丈夫可能死了,毕竟挖矿人的性命最不值钱,贱骨烂肉多少都直接填在矿坑里;也可能他受不住这没指望的日子跑了,矿星天大地大,再苦也比被身后一家子拖累死的强……

没人给她一个确切答案,她痛也无从,怨也无从,就那样行尸走肉地扛下了不短一截光阴,转眼儿子都长得比她还高了。

这期间既有好心接济他们母子的邻居,也有人嫌弃疯孩子太吵暗中憋坏的,日子过得明明灭灭,酸苦杂糅。

然而总有那么一根稻草最终压倒了骆驼,泰明和泰一在十岁那年被确认为精神力障碍者,这代表即便他们排上号也无法接受缇娅修女的精神力治疗。

因为特异者的精神力影响不了障碍者,真是雪头又添一捧霜,女人刚强的脊梁发出不堪重荷的断裂声,那是最后希望的破灭。

那天在春晖医院门口,泰一的狂躁发作,疯了似的往大路上的车流里冲,喉咙发出不似人声的怪叫。

许多人在旁围观却没一个上前帮忙,只余瘦小的陆姜太太死命拉住儿子,用肩膀和头顶着他的胸口将他往路边推,满头银发散乱,唇角额头撞出血痕。

其实那一刻,她是有些想放手的,娘俩就这么一拖一地卷进车轮子下面也挺好,不然苦日子什么时候到头呢?一死才能百了!

可也是在那一刻,陆姜太太看到路旁拖斗车里自己的另一个孩子,泰明似乎被吓坏了,全身僵直颤抖,怔怔地看向妈妈和弟弟。

他在哭,眼泪鼻涕糊了一脸,却始终记得母亲那句嘱托:在这等着,不许乱动!

她让孩子等着,怎么能说话不算不回去呢?那种被爽约的滋味她可太知道了!

于是,瘦小的女人重复起新一轮的挣命。

还是在那一刻,缇娅修女带着沈夜从隔壁春晖福利院步行回来,她不由分说拨开围观的人群过去帮忙。

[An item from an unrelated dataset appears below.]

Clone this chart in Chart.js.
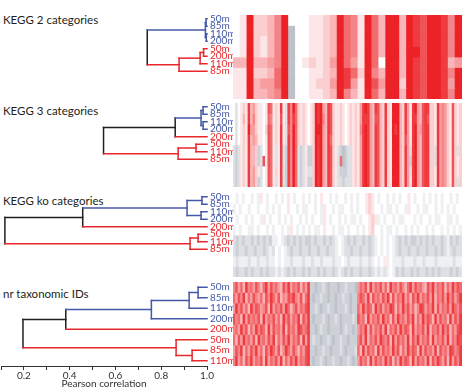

沈夜动作更快地从女人手里接管了发狂的男孩,凭他的体力想制住对方并不容易,但男孩运动神经不协调也跑不掉,俩人狼狈地滚成一团。

好在缇娅修女出手,立即有保安和其他人过来增援。

陆姜太太万没想到会以这种方式见到缇娅修女并得到对方的帮助,她不舍得花时间掉眼泪和哀叹命运,用打了无数遍腹稿最省时的方式陈述了病情。